Question

Let $$ \vec a=\widehat i+4\widehat j+2\widehat k,\vec b=3\widehat i-2\widehat j+7\widehat k $$ and
$$ \vec c=2\widehat i-\widehat j+4\widehat k $$. Find a vector $$ \vec p, $$ which is perpendicular to both $$ \vec a $$ and $$ \vec b $$ and
$$ \vec p\cdot\vec c=18. $$

Answer

**step1** Understanding the problem and identifying given information

We are given three vectors:
$$ \vec{a} = \widehat{i} + 4\widehat{j} + 2\widehat{k} $$
$$ \vec{b} = 3\widehat{i} - 2\widehat{j} + 7\widehat{k} $$
$$ \vec{c} = 2\widehat{i} - \widehat{j} + 4\widehat{k} $$
We need to find a vector $$ \vec{p} $$ that satisfies two conditions:
1. $$ \vec{p} $$ is perpendicular to both $$ \vec{a} $$ and $$ \vec{b} $$.
2. The dot product of $$ \vec{p} $$ and $$ \vec{c} $$ is 18 ($$ \vec{p}\cdot\vec{c}=18 $$).

**step2** Understanding the first condition for vector $$\vec{p}$$

If a vector $$ \vec{p} $$ is perpendicular to two other vectors, $$ \vec{a} $$ and $$ \vec{b} $$, then $$ \vec{p} $$ must be parallel to their cross product. Therefore, $$ \vec{p} $$ can be expressed as a scalar multiple of the cross product of $$ \vec{a} $$ and $$ \vec{b} $$, i.e., $$ \vec{p} = k(\vec{a} \times \vec{b}) $$ for some scalar constant $$ k $$.

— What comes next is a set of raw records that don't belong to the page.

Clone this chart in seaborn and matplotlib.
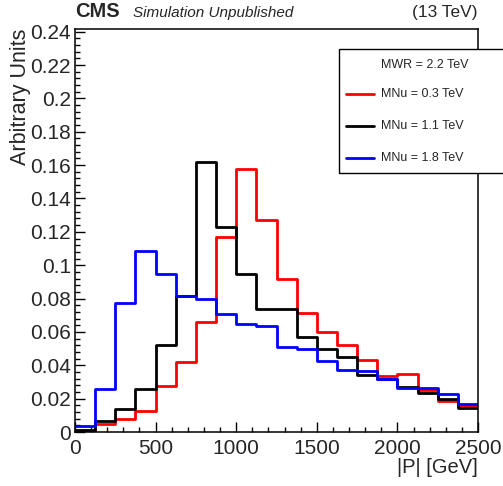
import numpy as np
import matplotlib
matplotlib.use("Agg")
import matplotlib.pyplot as plt
from matplotlib.patches import Rectangle
from matplotlib.lines import Line2D
from matplotlib.ticker import MultipleLocator, FormatStrFormatter
import pandas as pd
import seaborn as sns

# bin edges in |P| [GeV], 20 bins of 125 GeV
edges = list(range(0, 2501, 125))
centers = [0.5 * (a + b) for a, b in zip(edges[:-1], edges[1:])]

# normalised histograms
mnu_03 = [0.0006, 0.0048, 0.0080, 0.0128, 0.0276, 0.0418, 0.0662, 0.1168, 0.1576, 0.1268,
          0.0920, 0.0716, 0.0600, 0.0522, 0.0432, 0.0334, 0.0348, 0.0252, 0.0188, 0.0156]
mnu_11 = [0.0010, 0.0068, 0.0138, 0.0260, 0.0524, 0.0816, 0.1616, 0.1228, 0.0948, 0.0740,
          0.0736, 0.0572, 0.0496, 0.0448, 0.0340, 0.0316, 0.0272, 0.0236, 0.0196, 0.0142]
mnu_18 = [0.0036, 0.0260, 0.0776, 0.1086, 0.0950, 0.0816, 0.0800, 0.0708, 0.0650, 0.0636,
          0.0508, 0.0496, 0.0424, 0.0372, 0.0368, 0.0316, 0.0264, 0.0264, 0.0228, 0.0168]

labels = ["MNu = 0.3 TeV", "MNu = 1.1 TeV", "MNu = 1.8 TeV"]
series = [mnu_03, mnu_11, mnu_18]
cols = ["#ff0000", "#000000", "#0000ff"]

sns.set_style("ticks")
plt.rcParams['font.family'] = ['Liberation Sans', 'DejaVu Sans']

W, H = 503, 486
fig = plt.figure(figsize=(W / 100, H / 100), dpi=100)
ax = fig.add_axes([75 / W, 1 - 432 / H, 403 / W, 403 / H])

for vals, c in zip(series, cols):
    df = pd.DataFrame({"p": centers, "w": vals})
    sns.histplot(data=df, x="p", weights="w", bins=edges, element="step", fill=False,
                 color=c, linewidth=2, ax=ax)

ax.set_xlim(0, 2500)
ax.set_ylim(0, 0.2416)
ax.xaxis.set_major_locator(MultipleLocator(500))
ax.xaxis.set_minor_locator(MultipleLocator(100))
ax.yaxis.set_major_locator(MultipleLocator(0.02))
ax.yaxis.set_minor_locator(MultipleLocator(0.004))
ax.yaxis.set_major_formatter(FormatStrFormatter("%g"))
ax.tick_params(which="both", direction="in", labelsize=15, width=1, color="black")
ax.tick_params(which="major", length=7)
ax.tick_params(which="minor", length=3.6)
ax.tick_params(axis="x", pad=5)
ax.tick_params(axis="y", pad=3)
for s in ax.spines.values():
    s.set_linewidth(1.1)
    s.set_color("black")
ax.set_xlabel("")
ax.set_ylabel("")

# axis titles ROOT-style
fig.text(478 / W, 1 - 467 / H, "|P| [GeV]", ha="right", va="center", fontsize=14.5)
fig.text(21 / W, 1 - 29 / H, "Arbitrary Units", ha="center", va="top", rotation=90, fontsize=15.5)

# header
fig.text(75 / W, 1 - 17 / H, "CMS", ha="left", va="baseline", fontsize=14.5, fontweight="bold")
fig.text(133 / W, 1 - 17 / H, "Simulation Unpublished", ha="left", va="baseline",
         fontsize=11, style="italic")
fig.text(478 / W, 1 - 17 / H, "(13 TeV)", ha="right", va="baseline", fontsize=12.5)

# legend box
fig.patches.append(Rectangle((339 / W, 1 - 173 / H), 180 / W, 124 / H, transform=fig.transFigure,
                             facecolor="white", edgecolor="black", linewidth=1, zorder=5))
fig.text(381 / W, 1 - 65 / H, "MWR = 2.2 TeV", ha="left", va="center", fontsize=9, zorder=6)
for i, (lab, c) in enumerate(zip(labels, cols)):
    yy = 1 - (94 + 32 * i) / H
    fig.lines.append(Line2D([346 / W, 374 / W], [yy, yy], transform=fig.transFigure,
                            color=c, linewidth=2, zorder=6))
    fig.text(381 / W, yy, lab, ha="left", va="center", fontsize=9, zorder=6)

fig.savefig("out.png", dpi=100)
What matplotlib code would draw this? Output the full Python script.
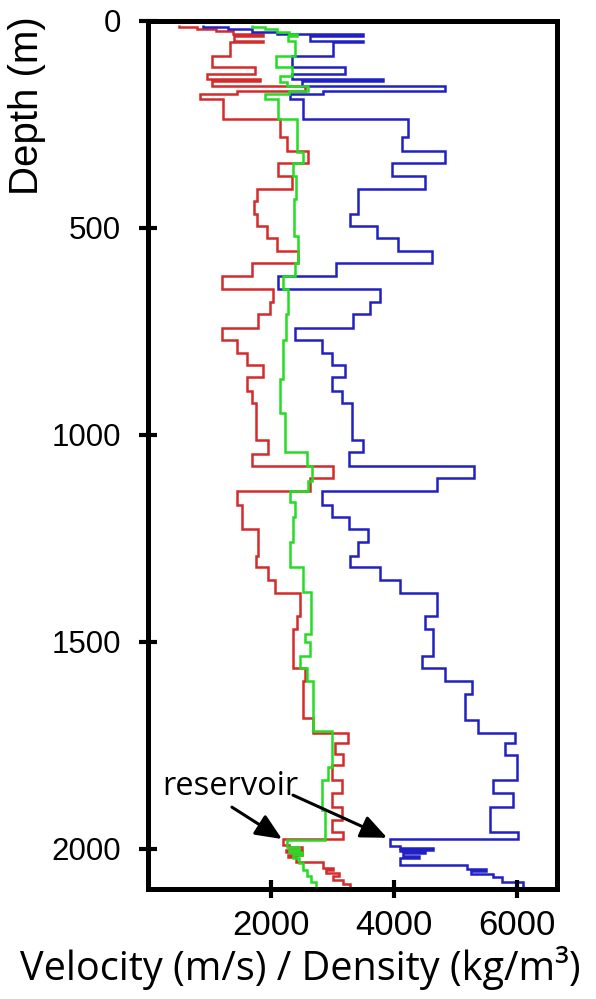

**step3** Calculating the cross product $$\vec{a} \times \vec{b}$$

To find the cross product $$ \vec{a} \times \vec{b} $$, we calculate the determinant of a matrix formed by the unit vectors and the components of $$ \vec{a} $$ and $$ \vec{b} $$:
$$ \vec{a} \times \vec{b} = \begin{vmatrix} \widehat{i} & \widehat{j} & \widehat{k} \\ 1 & 4 & 2 \\ 3 & -2 & 7 \end{vmatrix} $$
$$ = \widehat{i}((4)(7) - (2)(-2)) - \widehat{j}((1)(7) - (2)(3)) + \widehat{k}((1)(-2) - (4)(3)) $$
$$ = \widehat{i}(28 - (-4)) - \widehat{j}(7 - 6) + \widehat{k}(-2 - 12) $$
$$ = \widehat{i}(28 + 4) - \widehat{j}(1) + \widehat{k}(-14) $$
$$ = 32\widehat{i} - \widehat{j} - 14\widehat{k} $$

**step4** Expressing $$\vec{p}$$ in terms of the scalar constant $$k$$

From Step 2, we know that $$ \vec{p} = k(\vec{a} \times \vec{b}) $$. Substituting the cross product calculated in Step 3:
$$ \vec{p} = k(32\widehat{i} - \widehat{j} - 14\widehat{k}) $$

**step5** Understanding the second condition for vector $$\vec{p}$$

The second condition states that the dot product of $$ \vec{p} $$ and $$ \vec{c} $$ is 18:
$$ \vec{p}\cdot\vec{c} = 18 $$

**step6** Using the second condition to find the scalar constant $$k$$

Substitute the expression for $$ \vec{p} $$ from Step 4 and the given vector $$ \vec{c} $$ into the dot product equation:
$$ (k(32\widehat{i} - \widehat{j} - 14\widehat{k})) \cdot (2\widehat{i} - \widehat{j} + 4\widehat{k}) = 18 $$
Factor out the scalar $$ k $$ and perform the dot product:
$$ k((32)(2) + (-1)(-1) + (-14)(4)) = 18 $$
$$ k(64 + 1 - 56) = 18 $$
$$ k(65 - 56) = 18 $$
$$ k(9) = 18 $$
Now, solve for $$ k $$:
$$ k = \frac{18}{9} $$
$$ k = 2 $$

**step7** Finding the vector $$\vec{p}$$

Substitute the value of $$ k = 2 $$ back into the expression for $$ \vec{p} $$ from Step 4:
$$ \vec{p} = 2(32\widehat{i} - \widehat{j} - 14\widehat{k}) $$
$$ \vec{p} = 64\widehat{i} - 2\widehat{j} - 28\widehat{k} $$
This is the vector $$ \vec{p} $$ that satisfies both given conditions.